Written request:
Find each line containing the word "with" and report how many there are. Add nothing else.

Information given:
## start

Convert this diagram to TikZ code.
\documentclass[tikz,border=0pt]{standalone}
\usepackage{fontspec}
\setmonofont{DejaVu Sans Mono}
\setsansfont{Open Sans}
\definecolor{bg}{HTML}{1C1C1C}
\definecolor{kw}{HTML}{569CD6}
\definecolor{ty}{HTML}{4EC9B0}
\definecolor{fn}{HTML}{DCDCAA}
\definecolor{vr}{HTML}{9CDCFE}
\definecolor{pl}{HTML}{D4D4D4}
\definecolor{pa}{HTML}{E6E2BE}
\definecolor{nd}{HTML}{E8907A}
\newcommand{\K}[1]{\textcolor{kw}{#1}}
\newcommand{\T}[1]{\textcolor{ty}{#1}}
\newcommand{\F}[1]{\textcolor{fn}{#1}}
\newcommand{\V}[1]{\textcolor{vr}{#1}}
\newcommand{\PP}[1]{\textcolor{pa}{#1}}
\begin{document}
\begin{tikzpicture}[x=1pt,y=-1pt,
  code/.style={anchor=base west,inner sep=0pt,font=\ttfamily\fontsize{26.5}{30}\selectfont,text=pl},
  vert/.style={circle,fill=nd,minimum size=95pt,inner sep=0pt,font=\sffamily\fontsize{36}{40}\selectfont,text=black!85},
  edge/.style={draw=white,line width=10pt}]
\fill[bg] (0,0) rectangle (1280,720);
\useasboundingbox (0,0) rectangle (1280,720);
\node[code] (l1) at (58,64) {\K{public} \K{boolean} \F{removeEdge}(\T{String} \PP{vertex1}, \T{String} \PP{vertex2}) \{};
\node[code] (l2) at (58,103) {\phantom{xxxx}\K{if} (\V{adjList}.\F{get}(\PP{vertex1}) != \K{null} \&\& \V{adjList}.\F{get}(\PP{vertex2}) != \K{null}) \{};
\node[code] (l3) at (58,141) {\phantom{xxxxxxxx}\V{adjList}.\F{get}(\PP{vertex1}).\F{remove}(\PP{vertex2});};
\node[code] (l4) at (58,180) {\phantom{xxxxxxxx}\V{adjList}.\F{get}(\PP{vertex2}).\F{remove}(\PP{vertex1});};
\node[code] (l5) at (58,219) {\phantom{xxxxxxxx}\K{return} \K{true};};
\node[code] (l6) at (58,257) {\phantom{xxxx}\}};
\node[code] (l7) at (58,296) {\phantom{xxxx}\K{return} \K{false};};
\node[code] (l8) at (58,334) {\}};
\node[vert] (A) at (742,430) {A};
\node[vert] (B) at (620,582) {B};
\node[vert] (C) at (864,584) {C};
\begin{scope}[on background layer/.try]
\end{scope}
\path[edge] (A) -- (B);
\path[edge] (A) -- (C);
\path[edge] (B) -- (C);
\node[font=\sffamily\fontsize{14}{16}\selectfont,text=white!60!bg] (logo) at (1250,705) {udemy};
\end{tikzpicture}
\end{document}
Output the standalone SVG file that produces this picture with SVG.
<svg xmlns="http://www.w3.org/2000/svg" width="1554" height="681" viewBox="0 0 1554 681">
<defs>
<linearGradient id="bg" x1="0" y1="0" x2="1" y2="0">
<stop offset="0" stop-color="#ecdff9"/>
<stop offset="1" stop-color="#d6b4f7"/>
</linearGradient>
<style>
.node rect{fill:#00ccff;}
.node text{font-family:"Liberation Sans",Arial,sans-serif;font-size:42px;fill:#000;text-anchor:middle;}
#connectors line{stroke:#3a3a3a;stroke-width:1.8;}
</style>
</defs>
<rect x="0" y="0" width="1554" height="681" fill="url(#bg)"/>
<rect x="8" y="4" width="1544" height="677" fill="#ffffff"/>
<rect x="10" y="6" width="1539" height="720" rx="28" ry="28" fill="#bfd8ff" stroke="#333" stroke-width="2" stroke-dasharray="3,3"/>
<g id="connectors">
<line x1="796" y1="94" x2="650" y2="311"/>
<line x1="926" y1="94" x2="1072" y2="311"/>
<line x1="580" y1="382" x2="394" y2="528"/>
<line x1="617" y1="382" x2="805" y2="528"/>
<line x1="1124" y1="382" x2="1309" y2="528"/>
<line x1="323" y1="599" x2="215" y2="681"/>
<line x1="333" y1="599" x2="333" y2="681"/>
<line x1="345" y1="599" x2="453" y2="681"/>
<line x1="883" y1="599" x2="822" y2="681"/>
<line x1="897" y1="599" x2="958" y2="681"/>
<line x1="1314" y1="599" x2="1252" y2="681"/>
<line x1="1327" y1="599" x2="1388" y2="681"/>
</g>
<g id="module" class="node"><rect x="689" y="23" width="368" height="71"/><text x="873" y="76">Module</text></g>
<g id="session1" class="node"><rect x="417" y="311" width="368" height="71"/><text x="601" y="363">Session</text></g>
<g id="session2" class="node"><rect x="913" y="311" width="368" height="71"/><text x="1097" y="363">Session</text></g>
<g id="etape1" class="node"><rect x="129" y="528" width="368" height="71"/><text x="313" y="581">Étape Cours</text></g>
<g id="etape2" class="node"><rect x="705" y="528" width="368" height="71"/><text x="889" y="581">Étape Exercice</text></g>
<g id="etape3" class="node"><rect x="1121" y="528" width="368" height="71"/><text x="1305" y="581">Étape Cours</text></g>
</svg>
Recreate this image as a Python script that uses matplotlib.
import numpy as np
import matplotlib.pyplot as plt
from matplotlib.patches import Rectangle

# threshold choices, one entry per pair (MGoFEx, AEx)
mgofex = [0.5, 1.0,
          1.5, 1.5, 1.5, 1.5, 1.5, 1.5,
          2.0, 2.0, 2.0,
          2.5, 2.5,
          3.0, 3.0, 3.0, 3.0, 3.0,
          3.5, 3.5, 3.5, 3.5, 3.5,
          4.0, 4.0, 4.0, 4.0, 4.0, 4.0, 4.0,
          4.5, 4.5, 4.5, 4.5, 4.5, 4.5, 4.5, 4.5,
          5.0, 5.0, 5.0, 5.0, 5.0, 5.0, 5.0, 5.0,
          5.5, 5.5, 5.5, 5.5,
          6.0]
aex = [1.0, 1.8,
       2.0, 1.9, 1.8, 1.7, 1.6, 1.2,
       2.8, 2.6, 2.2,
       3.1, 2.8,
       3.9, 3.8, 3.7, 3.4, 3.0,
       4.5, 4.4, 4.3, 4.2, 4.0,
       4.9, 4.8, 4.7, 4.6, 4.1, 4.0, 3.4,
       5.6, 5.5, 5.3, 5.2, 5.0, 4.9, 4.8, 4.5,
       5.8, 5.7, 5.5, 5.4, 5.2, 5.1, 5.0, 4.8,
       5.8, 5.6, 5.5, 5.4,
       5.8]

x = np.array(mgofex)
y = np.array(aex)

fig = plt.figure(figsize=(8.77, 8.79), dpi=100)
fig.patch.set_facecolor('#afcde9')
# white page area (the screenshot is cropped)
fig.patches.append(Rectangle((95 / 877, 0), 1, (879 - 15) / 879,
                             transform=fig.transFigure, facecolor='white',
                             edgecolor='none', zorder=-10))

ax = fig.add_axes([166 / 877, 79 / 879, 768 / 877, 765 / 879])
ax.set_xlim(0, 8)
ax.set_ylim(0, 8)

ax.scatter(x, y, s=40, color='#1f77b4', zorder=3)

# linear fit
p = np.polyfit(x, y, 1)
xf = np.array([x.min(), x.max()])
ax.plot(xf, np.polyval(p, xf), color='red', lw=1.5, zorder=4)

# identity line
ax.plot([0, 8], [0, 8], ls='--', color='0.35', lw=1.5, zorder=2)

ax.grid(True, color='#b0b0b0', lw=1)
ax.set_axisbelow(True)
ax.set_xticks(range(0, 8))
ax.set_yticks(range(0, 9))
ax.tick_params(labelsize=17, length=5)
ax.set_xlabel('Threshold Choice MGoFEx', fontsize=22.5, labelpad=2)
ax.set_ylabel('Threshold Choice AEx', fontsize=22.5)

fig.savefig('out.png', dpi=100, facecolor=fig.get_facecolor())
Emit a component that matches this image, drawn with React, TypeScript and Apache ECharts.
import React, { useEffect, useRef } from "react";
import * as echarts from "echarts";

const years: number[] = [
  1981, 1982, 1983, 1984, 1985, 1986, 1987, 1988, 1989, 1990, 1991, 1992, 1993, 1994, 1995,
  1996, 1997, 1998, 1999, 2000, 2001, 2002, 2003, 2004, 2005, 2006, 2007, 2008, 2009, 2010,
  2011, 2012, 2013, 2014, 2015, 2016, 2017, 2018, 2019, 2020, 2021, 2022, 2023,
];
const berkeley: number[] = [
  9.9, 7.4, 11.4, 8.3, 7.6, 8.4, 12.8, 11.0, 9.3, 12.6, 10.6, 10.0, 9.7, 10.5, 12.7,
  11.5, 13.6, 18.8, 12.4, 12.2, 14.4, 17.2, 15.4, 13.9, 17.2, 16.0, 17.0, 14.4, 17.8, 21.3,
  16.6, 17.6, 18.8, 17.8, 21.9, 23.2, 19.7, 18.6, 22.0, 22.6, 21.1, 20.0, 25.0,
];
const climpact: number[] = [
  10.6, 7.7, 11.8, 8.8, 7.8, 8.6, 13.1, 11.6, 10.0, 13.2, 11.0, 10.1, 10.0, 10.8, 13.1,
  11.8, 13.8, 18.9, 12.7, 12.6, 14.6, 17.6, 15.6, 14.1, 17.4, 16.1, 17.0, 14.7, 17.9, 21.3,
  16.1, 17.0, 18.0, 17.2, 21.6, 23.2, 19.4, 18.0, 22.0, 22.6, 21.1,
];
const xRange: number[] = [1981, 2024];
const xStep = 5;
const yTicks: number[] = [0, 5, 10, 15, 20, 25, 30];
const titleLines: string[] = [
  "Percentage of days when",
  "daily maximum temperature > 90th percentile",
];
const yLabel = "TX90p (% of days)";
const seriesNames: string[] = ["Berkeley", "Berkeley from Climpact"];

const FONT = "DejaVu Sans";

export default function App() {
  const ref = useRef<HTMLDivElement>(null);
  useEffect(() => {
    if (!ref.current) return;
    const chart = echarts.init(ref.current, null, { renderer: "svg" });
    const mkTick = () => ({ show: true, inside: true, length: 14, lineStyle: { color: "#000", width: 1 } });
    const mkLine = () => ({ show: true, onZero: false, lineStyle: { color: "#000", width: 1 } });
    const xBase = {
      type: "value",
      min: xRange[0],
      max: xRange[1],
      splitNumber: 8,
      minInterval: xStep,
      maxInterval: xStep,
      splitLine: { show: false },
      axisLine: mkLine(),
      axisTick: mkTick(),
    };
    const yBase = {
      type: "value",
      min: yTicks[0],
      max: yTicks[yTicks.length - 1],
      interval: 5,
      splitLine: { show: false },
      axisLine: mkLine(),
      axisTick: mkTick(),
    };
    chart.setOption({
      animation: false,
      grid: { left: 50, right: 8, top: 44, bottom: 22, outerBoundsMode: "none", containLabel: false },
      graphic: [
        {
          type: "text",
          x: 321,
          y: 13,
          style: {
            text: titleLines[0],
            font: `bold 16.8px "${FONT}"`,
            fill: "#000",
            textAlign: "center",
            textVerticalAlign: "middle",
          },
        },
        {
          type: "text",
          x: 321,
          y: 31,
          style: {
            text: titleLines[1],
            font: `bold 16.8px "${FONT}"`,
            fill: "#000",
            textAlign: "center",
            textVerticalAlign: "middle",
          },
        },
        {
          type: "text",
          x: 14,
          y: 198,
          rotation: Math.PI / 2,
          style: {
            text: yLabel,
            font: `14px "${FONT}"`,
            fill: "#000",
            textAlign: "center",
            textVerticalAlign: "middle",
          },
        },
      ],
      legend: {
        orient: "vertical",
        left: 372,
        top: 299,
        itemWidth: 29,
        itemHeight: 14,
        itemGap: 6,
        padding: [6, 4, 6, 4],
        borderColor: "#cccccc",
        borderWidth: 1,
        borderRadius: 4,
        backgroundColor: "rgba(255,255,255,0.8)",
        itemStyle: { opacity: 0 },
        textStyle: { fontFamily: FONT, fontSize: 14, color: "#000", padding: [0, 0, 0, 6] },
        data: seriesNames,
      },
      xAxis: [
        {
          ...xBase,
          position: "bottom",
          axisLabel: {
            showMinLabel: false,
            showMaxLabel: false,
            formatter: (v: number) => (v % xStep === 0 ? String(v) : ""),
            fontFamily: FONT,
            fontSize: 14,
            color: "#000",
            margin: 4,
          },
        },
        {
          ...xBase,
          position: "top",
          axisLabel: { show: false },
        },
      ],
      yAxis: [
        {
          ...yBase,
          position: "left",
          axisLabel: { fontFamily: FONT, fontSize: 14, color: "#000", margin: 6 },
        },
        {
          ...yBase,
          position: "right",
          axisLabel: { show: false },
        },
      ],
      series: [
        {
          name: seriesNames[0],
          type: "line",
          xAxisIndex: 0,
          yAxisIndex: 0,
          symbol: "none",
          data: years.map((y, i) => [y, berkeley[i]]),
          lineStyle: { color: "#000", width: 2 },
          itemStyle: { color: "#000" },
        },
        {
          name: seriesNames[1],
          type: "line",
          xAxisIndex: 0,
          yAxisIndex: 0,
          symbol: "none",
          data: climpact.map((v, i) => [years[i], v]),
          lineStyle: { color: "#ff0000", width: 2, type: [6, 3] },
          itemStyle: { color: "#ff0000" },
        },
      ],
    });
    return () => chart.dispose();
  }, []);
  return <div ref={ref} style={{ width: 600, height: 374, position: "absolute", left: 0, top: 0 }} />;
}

## end

In response:
2